July 25 would have been Emmett Till’s 80th birthday. To commemorate his life, two museums in Mississippi, the state where he was murdered, will honor him.
Both the Mississippi Civil Rights Museum and the Museum of Mississippi History, which are located side-by-side in Jackson, Mississippi, will give a 1 p.m. and 3 p.m. guided tour that will highlight Till’s life and legacy.
As stated in a Facebook event post, each museum will also be offering free admission from 11 a.m. to 5 p.m., Central time.
“As we embark on the birthday of our beloved Emmett Till, let’s reflect on how this young man created a movement of people who wanted more for themselves and their communities,” said Pamela D.C. Junior, director of both of the museums. “In honor of the day that he was born, July 25, 1941, the Two Mississippi Museums will offer free admission to our visitors to read and to learn more about the life of this fourteen-year-old who was taken from the world too soon.”
Till, a native of Chicago, Illinois, was sent by his mother, Mamie Till–Mobley, to visit with his extended family for the first time near Money, Mississippi in the summer of 1955.
In the early morning hours of Aug. 28, a group of white men entered the home of Till’s relatives where he was staying, abducted him, beat, killed, and dumped his body over a bridge into a river, because it was alleged that he made a romantic pass at a white woman, Carolyn Bryant, outside of a grocery store in town.
During Till’s funeral, Mamie elected to keep her son’s casket open to so that everyone could see his bloated, mutilated face and remains.
“Let the people see what they did to my boy,” Mamie said, according to Till’s biography, reported by NPR. Though photos of Till in his casket ran in Jet magazine and other Black publications, it would be thirty years later that most Americans would see the damage done to her son, as the image led the renowned Eyes on the Prize documentary as well as a half-hour documentary on Till that aired in 1985, per NPR.
Two men, Roy Bryant, Carolyn’s husband, and John William “J.W.” Milam, Roy’s half-brother, were indicted for Till’s abduction and killing.
However, according to United States Civil Rights Trail, both men were acquitted by a jury made of all white males. In 2008, Carolyn admitted that Till never made a pass at her. When her confession was published in a 2017 book, the previously closed case of Till’s murder was reopened by the United States Justice Department.
As reported by the Grio, the investigation continues although it is believed that Bryant and Milam were the perpetrators.
The department’s latest report on civil rights cold cases, released in June, lists three investigations dating back decades that were closed because witnesses or suspects have died, leads went nowhere or cases were too old to prosecute, but the Till case wasn’t among them.
Relatives of Till said they didn’t know of anyone in the family who’d received official notification that the review had ended, a key step in the department’s process.
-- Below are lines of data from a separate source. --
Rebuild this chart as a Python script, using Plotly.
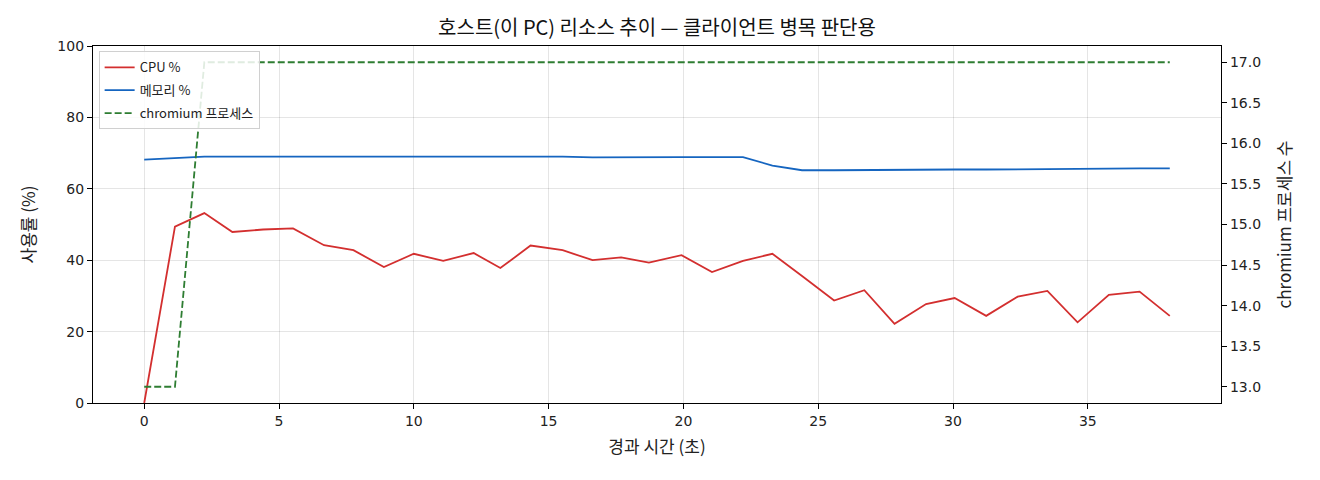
import plotly.graph_objects as go

# elapsed seconds for each sample
t = [0, 1.14, 2.23, 3.27, 4.41, 5.52, 6.67, 7.76, 8.89, 10.0, 11.09, 12.22, 13.21, 14.33,
     15.52, 16.63, 17.69, 18.72, 19.93, 21.06, 22.21, 23.3, 24.4, 25.59, 26.71, 27.83,
     29.0, 30.06, 31.23, 32.4, 33.5, 34.62, 35.78, 36.92, 38.04]

cpu = [0.0, 49.4, 53.2, 47.9, 48.6, 48.9, 44.2, 42.8, 38.1, 41.8, 39.8, 42.0, 37.8, 44.1,
       42.8, 40.0, 40.8, 39.3, 41.4, 36.7, 39.8, 41.8, 35.6, 28.7, 31.6, 22.2,
       27.7, 29.4, 24.4, 29.8, 31.4, 22.6, 30.3, 31.2, 24.4]

mem = [68.2, 68.7, 69.0, 69.0, 69.0, 69.1, 68.9, 69.1, 69.1, 69.0, 69.1, 68.9, 68.9, 69.1,
       69.0, 68.8, 68.9, 68.8, 68.9, 68.9, 68.9, 66.5, 65.2, 65.2, 65.3, 65.3,
       65.4, 65.4, 65.4, 65.5, 65.6, 65.6, 65.7, 65.7, 65.7]

procs = [13, 13, 17, 17, 17, 17, 17, 17, 17, 17, 17, 17, 17, 17,
         17, 17, 17, 17, 17, 17, 17, 17, 17, 17, 17, 17,
         17, 17, 17, 17, 17, 17, 17, 17, 17]

KR = "Noto Sans CJK KR"
NUM = "DejaVu Sans"

fig = go.Figure()
fig.add_trace(go.Scatter(x=t, y=cpu, name="CPU %", mode="lines", legendgroup="a",
                         line=dict(color="#d32f2f", width=1.8)))
fig.add_trace(go.Scatter(x=t, y=mem, name="메모리 %", mode="lines", legendgroup="b",
                         line=dict(color="#1565c0", width=1.8)))
fig.add_trace(go.Scatter(x=t, y=procs, name="chromium 프로세스", mode="lines", legendgroup="c",
                         yaxis="y2", line=dict(color="#2e7d32", width=1.8, dash="7px,3px")))

axis_common = dict(showline=True, linecolor="black", linewidth=1.2, ticks="outside",
                   ticklen=5, tickcolor="black", zeroline=False,
                   tickfont=dict(family=NUM, size=14, color="#222"))

fig.update_layout(
    width=1312, height=472,
    margin=dict(l=85, r=99, t=38, b=77),
    paper_bgcolor="white", plot_bgcolor="white",
    font=dict(family=KR, size=12, color="black"),
    title=dict(text="호스트(이 PC) 리소스 추이 — 클라이언트 병목 판단용",
               x=0.5, xref="paper", xanchor="center", y=0.958, yanchor="middle",
               font=dict(family=KR, size=20, color="#111")),
    xaxis=dict(range=[-1.9, 39.94], tickvals=[0, 5, 10, 15, 20, 25, 30, 35],
               showgrid=True, gridcolor="rgba(0,0,0,0.1)", mirror=True,
               title=dict(text="경과 시간 (초)", standoff=13,
                          font=dict(family=KR, size=17, color="#222")),
               **axis_common),
    yaxis=dict(range=[0, 100], tickvals=[0, 20, 40, 60, 80, 100],
               showgrid=True, gridcolor="rgba(0,0,0,0.1)",
               title=dict(text="사용률 (%)", standoff=17,
                          font=dict(family=KR, size=17, color="#222")),
               **axis_common),
    yaxis2=dict(range=[12.8, 17.2], overlaying="y", side="right",
                tickvals=[13, 13.5, 14, 14.5, 15, 15.5, 16, 16.5, 17], tickformat=".1f",
                showgrid=False,
                title=dict(text="chromium 프로세스 수", standoff=19,
                           font=dict(family=KR, size=17, color="#222")),
                **axis_common),
    legend=dict(x=0.005, y=0.985, xanchor="left", yanchor="top",
                bgcolor="rgba(255,255,255,0.85)", bordercolor="#d0d0d0", borderwidth=1,
                font=dict(family=KR, size=13, color="#222"),
                itemwidth=30, tracegroupgap=3),
    showlegend=True,
)

fig.write_html("out.html")
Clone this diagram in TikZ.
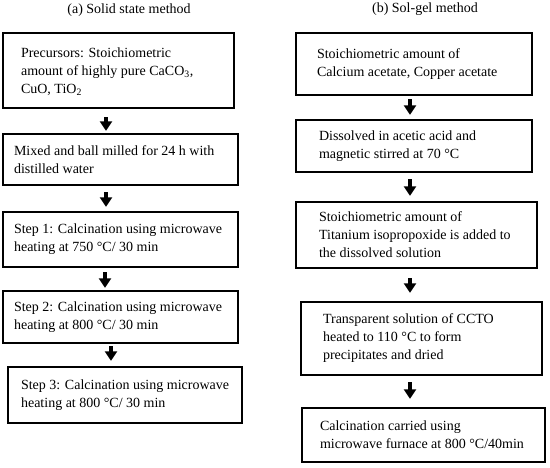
\documentclass[tikz,border=0pt]{standalone}
\usepackage{fontspec}
\setmainfont{Liberation Serif}
\usetikzlibrary{arrows.meta}
\tikzset{
  box/.style={draw=black, line width=2.3pt, rectangle, inner sep=0pt},
  txt/.style={anchor=west, align=left, inner sep=0pt, font=\fontsize{14}{18}\selectfont},
  ttl/.style={inner sep=0pt, font=\fontsize{14}{18}\selectfont},
  blk/.style={line width=4.5pt, -{Triangle[width=12pt,length=9.5pt]}}
}
\begin{document}
\begin{tikzpicture}[x=1pt,y=-1pt]
\useasboundingbox (0,0) rectangle (550,468);
% titles
\node[ttl] (ta) at (129,10) {(a) Solid state method};
\node[ttl] (tb) at (425,9) {(b) Sol-gel method};
% left column
\node[box, minimum width=231pt, minimum height=75pt] (L1) at (118.5,70.5) {};
\node[txt] (L1t) at ([xshift=19pt,yshift=-1pt]L1.west) {Precursors: Stoichiometric\\amount of highly pure CaCO\textsubscript{3},\\CuO, TiO\textsubscript{2}};
\node[box, minimum width=235pt, minimum height=51pt] (L2) at (120.5,159.5) {};
\node[txt] (L2t) at ([xshift=12pt]L2.west) {Mixed and ball milled for 24 h with\\distilled water};
\node[box, minimum width=235pt, minimum height=55pt] (L3) at (120.5,239.5) {};
\node[txt] (L3t) at ([xshift=12pt]L3.west) {Step 1: Calcination using microwave\\heating at 750 °C/ 30 min};
\node[box, minimum width=235pt, minimum height=52pt] (L4) at (120.5,317) {};
\node[txt] (L4t) at ([xshift=12pt]L4.west) {Step 2: Calcination using microwave\\heating at 800 °C/ 30 min};
\node[box, minimum width=234pt, minimum height=56pt] (L5) at (125,395) {};
\node[txt] (L5t) at ([xshift=14pt]L5.west) {Step 3: Calcination using microwave\\heating at 800 °C/ 30 min};
% right column
\node[box, minimum width=236pt, minimum height=62pt] (R1) at (414,64) {};
\node[txt] (R1t) at ([xshift=22pt]R1.west) {Stoichiometric amount of\\Calcium acetate, Copper acetate};
\node[box, minimum width=236pt, minimum height=52pt] (R2) at (414,146) {};
\node[txt] (R2t) at ([xshift=24pt]R2.west) {Dissolved in acetic acid and\\magnetic stirred at 70 °C};
\node[box, minimum width=241pt, minimum height=66pt] (R3) at (416.5,235) {};
\node[txt] (R3t) at ([xshift=24pt]R3.west) {Stoichiometric amount of\\Titanium isopropoxide is added to\\the dissolved solution};
\node[box, minimum width=241pt, minimum height=73pt] (R4) at (421.5,338.5) {};
\node[txt] (R4t) at ([xshift=23pt]R4.west) {Transparent solution of CCTO\\heated to 110 °C to form\\precipitates and dried};
\node[box, minimum width=243pt, minimum height=54pt] (R5) at (423.5,435) {};
\node[txt] (R5t) at ([xshift=19pt]R5.west) {Calcination carried using\\microwave furnace at 800 °C/40min};
% arrows left
\draw[blk] ([xshift=-12.5pt,yshift=-8pt]L1.south) -- ([xshift=-14.5pt,yshift=2pt]L2.north);
\draw[blk] ([xshift=-14.5pt,yshift=-6pt]L2.south) -- ([xshift=-14.5pt,yshift=4pt]L3.north);
\draw[blk] ([xshift=-15.5pt,yshift=-4pt]L3.south) -- ([xshift=-15.5pt,yshift=2pt]L4.north);
\draw[blk] ([xshift=-9.5pt,yshift=-2pt]L4.south) -- ([xshift=-14pt,yshift=5pt]L5.north);
% arrows right
\draw[blk] ([xshift=-4pt,yshift=-3pt]R1.south) -- ([xshift=-4pt,yshift=4pt]R2.north);
\draw[blk] ([xshift=-4pt,yshift=-6pt]R2.south) -- ([xshift=-6.5pt,yshift=5pt]R3.north);
\draw[blk] ([xshift=-6.5pt,yshift=-9pt]R3.south) -- ([xshift=-11.5pt,yshift=8pt]R4.north);
\draw[blk] ([xshift=-11.5pt,yshift=-6pt]R4.south) -- ([xshift=-13.5pt,yshift=8pt]R5.north);
\end{tikzpicture}
\end{document}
“That’s all we know, that it’s still open,” family member Marvel Parker said earlier this month. Her husband, Wheeler Parker, was with Till the night he was taken from a family home at gunpoint. The youth’s brutalized body was later pulled from a river, where it had been weighted down with a cotton gin fan.
Initially closed in 2007, the case was reopened after a 2017 book quoted a key figure in the case, Carolyn Bryant Donham, as saying she lied when she claimed that the 14-year-old Till grabbed her, whistled and made sexual advances. Though Bryant and Milam were acquitted of murder, they later admitted to the killing in a magazine interview.
The men were never re-tried and have since died. Donham is in her 80s and still lives in Raleigh, North Carolina. Her family members have publicly denied that she recanted her allegations about Till.
Ollie Gordon, a cousin of Till, said relatives want the case to remain open as long as there’s any chance someone could be prosecuted.
“We want justice,” she said. “As long as Carolyn Bryant is still breathing we want justice.”